* [Aim of the task] Retype, with no alterations, every line between the one containing "Write a Python" and the one containing "green = '#2e8b3a'", counting both of those lines too. Pictures are to be left out.

(Charts and diagrams as code)
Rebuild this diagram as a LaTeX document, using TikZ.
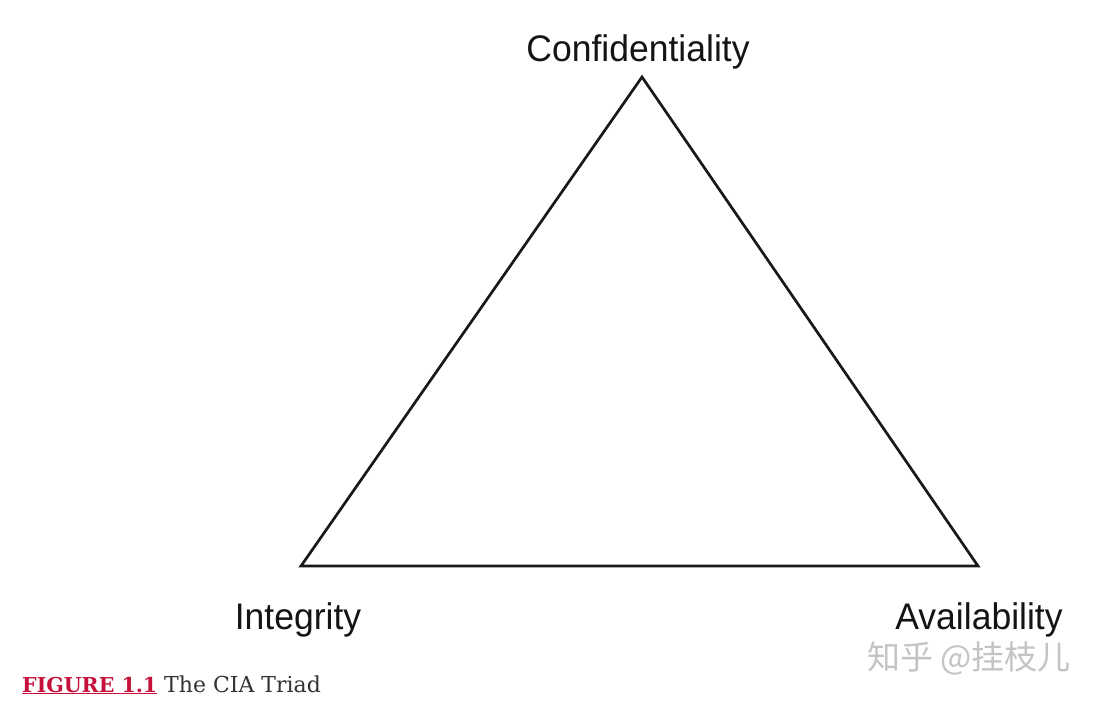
\documentclass[tikz,border=0pt]{standalone}
\usepackage{fontspec}
\setmainfont{DejaVu Serif}
\newfontfamily\labelfont[FakeStretch=0.96]{Liberation Sans}
\newfontfamily\cjk{Noto Sans CJK SC}
\definecolor{figred}{HTML}{C4103A}
\definecolor{captext}{HTML}{333333}
\definecolor{wm}{HTML}{C4C4C4}
\begin{document}
\begin{tikzpicture}[x=1pt,y=-1pt,
  vlabel/.style={font=\labelfont\fontsize{37}{40}\selectfont, text=black!92, inner sep=0pt},
  edge/.style={draw=black!90, line width=2.7pt, line join=miter}]
\useasboundingbox (0,0) rectangle (1102,706);
\fill[white] (0,0) rectangle (1102,706);
\coordinate (C) at (642,77);
\coordinate (I) at (301,566);
\coordinate (A) at (978,566);
\draw[edge] (C) -- (I) -- (A) -- cycle;
\node[vlabel, anchor=base] (lc) at (638,62) {Confidentiality};
\node[vlabel, anchor=base] (li) at (298,629) {Integrity};
\node[vlabel, anchor=base] (la) at (979,629) {Availability};
\node[anchor=base west, inner sep=0pt] (cap) at (22,692)
  {\fontsize{20.5}{24}\selectfont\textcolor{figred}{\textbf{\underline{FIGURE 1.1}}}\fontsize{22}{24}\selectfont\ \textcolor{captext}{The CIA Triad}};
\node[anchor=base west, inner sep=0pt, text=wm, font=\cjk\fontsize{33}{36}\selectfont] (wmk) at (867,669) {知乎 @挂枝儿};
\end{tikzpicture}
\end{document}
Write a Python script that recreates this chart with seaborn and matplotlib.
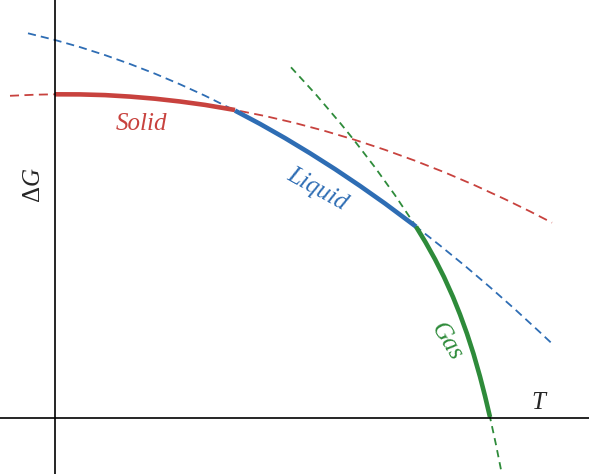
import matplotlib
matplotlib.use('Agg')
import matplotlib.pyplot as plt
import seaborn as sns

# Free energy curves (T, G in arbitrary units)
solid_T = [-45, -20, 0, 25, 50, 75, 100, 125, 150, 180, 210, 240, 270, 300, 330, 360, 390, 420, 450, 475, 497]
solid_G = [322.2, 323.3, 323.7, 323.6, 322.9, 321.4, 319.3, 316.5, 313.1, 308.0, 302.0, 295.0,
           287.0, 278.1, 268.2, 257.3, 245.5, 232.6, 218.8, 206.6, 195.3]

liquid_T = [-27, 0, 25, 50, 75, 100, 125, 150, 180, 205, 230, 255, 280, 305, 330, 361, 385, 410, 435, 460, 485, 497]
liquid_G = [384.7, 378.0, 370.9, 362.9, 354.0, 344.3, 333.7, 322.3, 307.4, 294.1, 279.9, 264.8,
            248.9, 232.1, 214.5, 191.4, 172.5, 152.1, 130.8, 108.7, 85.7, 74.4]

gas_T = [236, 261, 286, 299, 320, 340, 361, 370.5, 380, 389, 398, 405, 412, 418.5, 425, 430, 435, 441, 447]
gas_G = [350.7, 323.4, 294.0, 277.9, 250.6, 222.8, 191.4, 175.8, 158.8, 141.0, 121.0, 103.6,
         84.3, 64.2, 41.4, 22.0, 0.9, -26.7, -56.7]

# index ranges where each phase is the stable one
solid_stable = (2, 10)
liquid_stable = (8, 16)
gas_stable = (6, 17)

red = '#c8423e'
blue = '#2e6db4'
green = '#2e8b3a'

sns.set_theme(style='white')
plt.rcParams['font.family'] = ['Liberation Serif', 'DejaVu Serif']
plt.rcParams['mathtext.fontset'] = 'custom'
plt.rcParams['mathtext.rm'] = 'Liberation Serif'
plt.rcParams['mathtext.it'] = 'Liberation Serif:italic'

fig = plt.figure(figsize=(5.89, 4.74), dpi=100)
ax = fig.add_axes([0, 0, 1, 1])

curves = [(solid_T, solid_G, solid_stable, red, (5, 3)),
          (liquid_T, liquid_G, liquid_stable, blue, (4.5, 2.8)),
          (gas_T, gas_G, gas_stable, green, (4, 2.8))]

# dashed metastable curves first, then thick stable parts on top
for T, G, (a, b), col, dash in curves:
    sns.lineplot(x=T, y=G, ax=ax, color=col, lw=1.3, linestyle=(0, dash),
                 sort=False, estimator=None)
for T, G, (a, b), col, dash in curves:
    sns.lineplot(x=T[a:b], y=G[a:b], ax=ax, color=col, lw=3.3,
                 sort=False, estimator=None, solid_capstyle='butt')

ax.axhline(0, color='black', lw=1.2)
ax.axvline(0, color='black', lw=1.2)

ax.text(86, 294, 'Solid', color=red, fontsize=18, style='italic', ha='center', va='center')
ax.text(262, 229, 'Liquid', color=blue, fontsize=18, style='italic', ha='center', va='center',
        rotation=-29)
ax.text(391, 76, 'Gas', color=green, fontsize=18, style='italic', ha='center', va='center',
        rotation=-58)
ax.text(-21, 233, r'$\Delta G$', fontsize=18, ha='center', va='center', rotation=90)
ax.text(485, 15, r'$T$', fontsize=18, ha='center', va='center')

ax.set_xlim(-55, 534)
ax.set_ylim(-56, 418)
ax.axis('off')

fig.savefig('out.png', dpi=100)
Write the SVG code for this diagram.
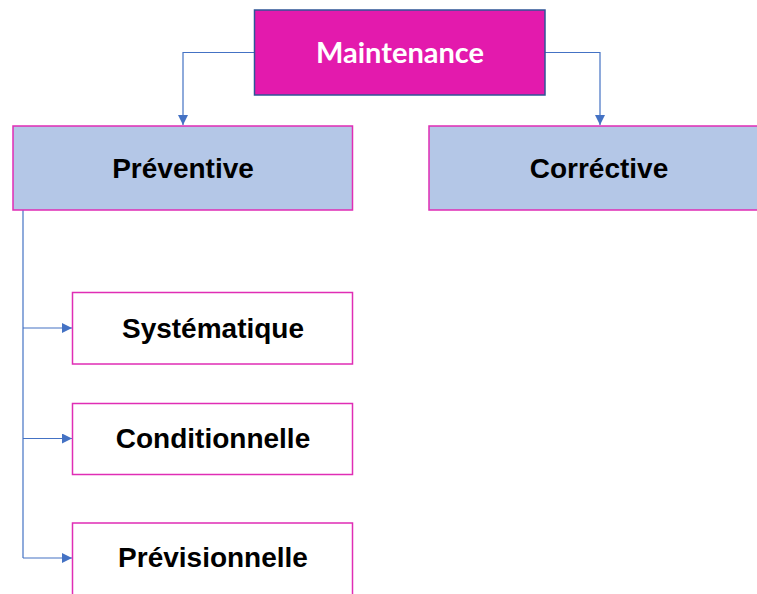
<svg xmlns="http://www.w3.org/2000/svg" width="757" height="594" viewBox="0 0 757 594">
  <style>
    .root { fill: #E31AAD; stroke: #2F5597; stroke-width: 1.5; }
    .branch { fill: #B4C7E7; stroke: #E02DB5; stroke-width: 1.5; }
    .leaf { fill: #FFFFFF; stroke: #E02DB5; stroke-width: 1.5; }
    .lbl { font-family: "Liberation Sans", Arial, sans-serif; font-weight: bold; font-size: 28px; fill: #000000; text-anchor: middle; }
    .rootlbl { font-family: Lato, "Open Sans", sans-serif; font-weight: bold; font-size: 29px; fill: #FFFFFF; text-anchor: middle; }
    .conn { fill: none; stroke: #4472C4; stroke-width: 1.2; }
  </style>
  <defs>
    <marker id="arrow" viewBox="0 0 10 10" refX="10" refY="5" markerWidth="10" markerHeight="10" markerUnits="userSpaceOnUse" orient="auto">
      <path d="M0,0 L10,5 L0,10 Z" fill="#4472C4"/>
    </marker>
  </defs>

  <g id="connectors">
    <path class="conn" d="M254.5,52.5 H183 V125" marker-end="url(#arrow)"/>
    <path class="conn" d="M545,52.5 H600 V125" marker-end="url(#arrow)"/>
    <path class="conn" d="M23,210 V558"/>
    <path class="conn" d="M23,328 H72" marker-end="url(#arrow)"/>
    <path class="conn" d="M23,438.5 H72" marker-end="url(#arrow)"/>
    <path class="conn" d="M23,558 H72" marker-end="url(#arrow)"/>
  </g>

  <g id="maintenance">
    <rect class="root" x="254.5" y="10" width="290.5" height="85"/>
    <text class="rootlbl" x="400" y="63">Maintenance</text>
  </g>

  <g id="preventive">
    <rect class="branch" x="13" y="126" width="339.5" height="84"/>
    <text class="lbl" x="183" y="178">Préventive</text>
  </g>

  <g id="corrective">
    <rect class="branch" x="429" y="126" width="340" height="84"/>
    <text class="lbl" x="599" y="178">Corréctive</text>
  </g>

  <g id="systematique">
    <rect class="leaf" x="72.5" y="292.5" width="280" height="71.5"/>
    <text class="lbl" x="213" y="338">Systématique</text>
  </g>

  <g id="conditionnelle">
    <rect class="leaf" x="72.5" y="403.5" width="280" height="71"/>
    <text class="lbl" x="213" y="448">Conditionnelle</text>
  </g>

  <g id="previsionnelle">
    <rect class="leaf" x="72.5" y="523" width="280" height="80"/>
    <text class="lbl" x="213" y="567">Prévisionnelle</text>
  </g>
</svg>
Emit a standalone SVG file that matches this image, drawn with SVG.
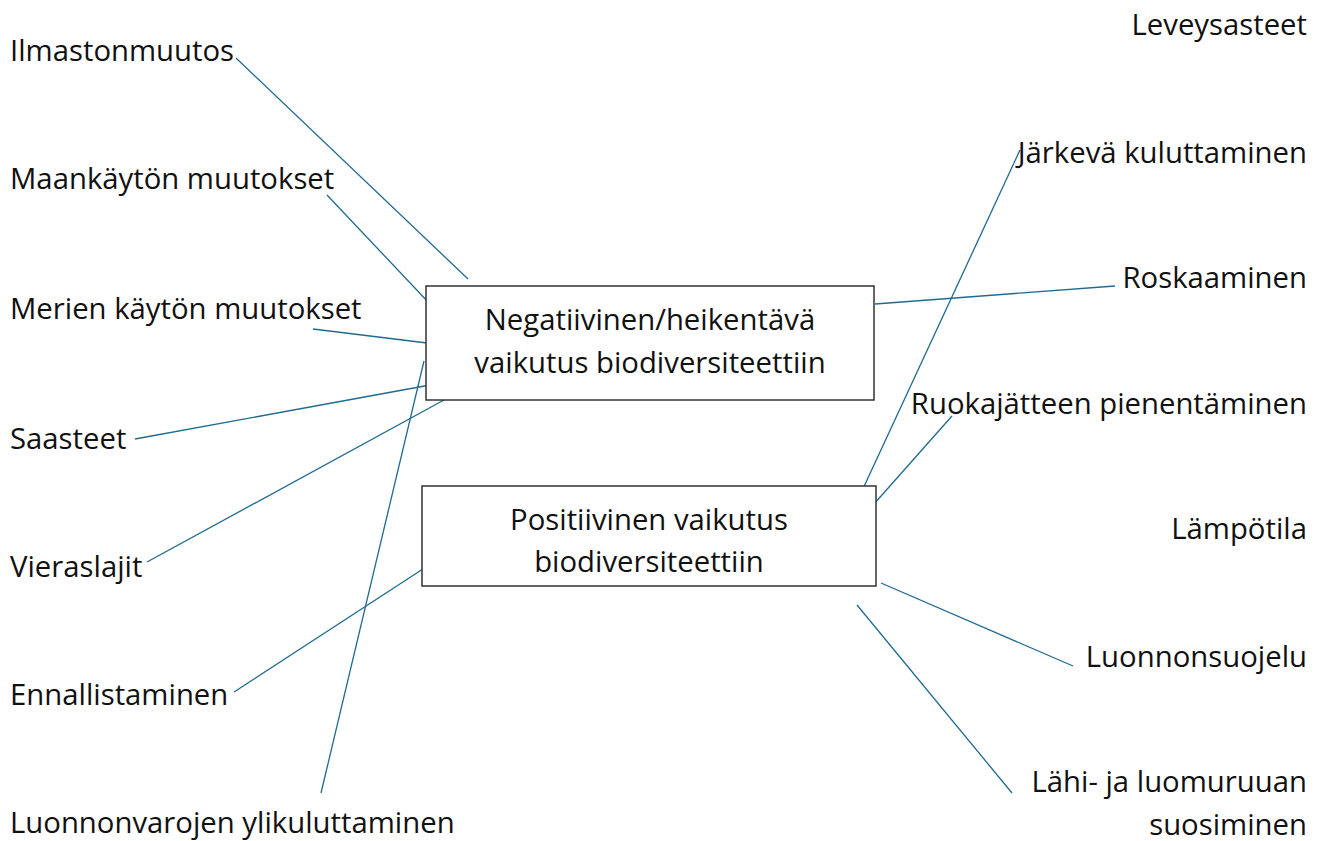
<svg xmlns="http://www.w3.org/2000/svg" width="1325" height="841" viewBox="0 0 1325 841">
<style>
text{font-family:"Open Sans","Noto Sans","Liberation Sans",sans-serif;font-size:29.3px;fill:#111}
.r{text-anchor:end}
.c{text-anchor:middle}
.box{fill:#fff;stroke:#333;stroke-width:1.5}
#connectors line{stroke:#1f6a8f;stroke-width:1.3}
</style>
<rect width="1325" height="841" fill="#fff"/>
<g id="connectors">
<line x1="236" y1="58" x2="468" y2="279"/>
<line x1="327" y1="195" x2="430" y2="304"/>
<line x1="313" y1="329" x2="427" y2="343"/>
<line x1="135" y1="439" x2="430" y2="385"/>
<line x1="147" y1="562" x2="444" y2="400"/>
<line x1="234" y1="692" x2="426" y2="567"/>
<line x1="321" y1="793" x2="424" y2="361"/>
<line x1="1020" y1="150" x2="861" y2="493"/>
<line x1="1115" y1="286" x2="875" y2="304"/>
<line x1="952" y1="416" x2="874" y2="504"/>
<line x1="881" y1="583" x2="1073" y2="666"/>
<line x1="857" y1="605" x2="1012" y2="793"/>
</g>
<g id="negative">
<rect class="box" x="426" y="286" width="448" height="114"/>
<text class="c" x="650" y="330">Negatiivinen/heikentävä</text>
<text class="c" x="650" y="373">vaikutus biodiversiteettiin</text>
</g>
<g id="positive">
<rect class="box" x="422" y="486" width="454" height="100"/>
<text class="c" x="649" y="530">Positiivinen vaikutus</text>
<text class="c" x="649" y="572">biodiversiteettiin</text>
</g>
<g id="ilmastonmuutos"><text x="10" y="61">Ilmastonmuutos</text></g>
<g id="maankaytto"><text x="10" y="189">Maankäytön muutokset</text></g>
<g id="merien"><text x="10" y="319">Merien käytön muutokset</text></g>
<g id="saasteet"><text x="10" y="449">Saasteet</text></g>
<g id="vieraslajit"><text x="10" y="577">Vieraslajit</text></g>
<g id="ennallistaminen"><text x="10" y="705">Ennallistaminen</text></g>
<g id="luonnonvarat"><text x="10" y="833">Luonnonvarojen ylikuluttaminen</text></g>
<g id="leveysasteet"><text class="r" x="1307" y="35">Leveysasteet</text></g>
<g id="jarkeva"><text class="r" x="1307" y="163">Järkevä kuluttaminen</text></g>
<g id="roskaaminen"><text class="r" x="1307" y="288">Roskaaminen</text></g>
<g id="ruokajate"><text class="r" x="1307" y="414">Ruokajätteen pienentäminen</text></g>
<g id="lampotila"><text class="r" x="1307" y="539">Lämpötila</text></g>
<g id="luonnonsuojelu"><text class="r" x="1307" y="667">Luonnonsuojelu</text></g>
<g id="lahiruoka"><text class="r" x="1307" y="792">Lähi- ja luomuruuan</text><text class="r" x="1307" y="835">suosiminen</text></g>
</svg>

* [The output]
Write a Python script that recreates this chart with seaborn and matplotlib.
import matplotlib
matplotlib.use('Agg')
import matplotlib.pyplot as plt
import seaborn as sns

# Free energy curves (T, G in arbitrary units)
solid_T = [-45, -20, 0, 25, 50, 75, 100, 125, 150, 180, 210, 240, 270, 300, 330, 360, 390, 420, 450, 475, 497]
solid_G = [322.2, 323.3, 323.7, 323.6, 322.9, 321.4, 319.3, 316.5, 313.1, 308.0, 302.0, 295.0,
           287.0, 278.1, 268.2, 257.3, 245.5, 232.6, 218.8, 206.6, 195.3]

liquid_T = [-27, 0, 25, 50, 75, 100, 125, 150, 180, 205, 230, 255, 280, 305, 330, 361, 385, 410, 435, 460, 485, 497]
liquid_G = [384.7, 378.0, 370.9, 362.9, 354.0, 344.3, 333.7, 322.3, 307.4, 294.1, 279.9, 264.8,
            248.9, 232.1, 214.5, 191.4, 172.5, 152.1, 130.8, 108.7, 85.7, 74.4]

gas_T = [236, 261, 286, 299, 320, 340, 361, 370.5, 380, 389, 398, 405, 412, 418.5, 425, 430, 435, 441, 447]
gas_G = [350.7, 323.4, 294.0, 277.9, 250.6, 222.8, 191.4, 175.8, 158.8, 141.0, 121.0, 103.6,
         84.3, 64.2, 41.4, 22.0, 0.9, -26.7, -56.7]

# index ranges where each phase is the stable one
solid_stable = (2, 10)
liquid_stable = (8, 16)
gas_stable = (6, 17)

red = '#c8423e'
blue = '#2e6db4'
green = '#2e8b3a'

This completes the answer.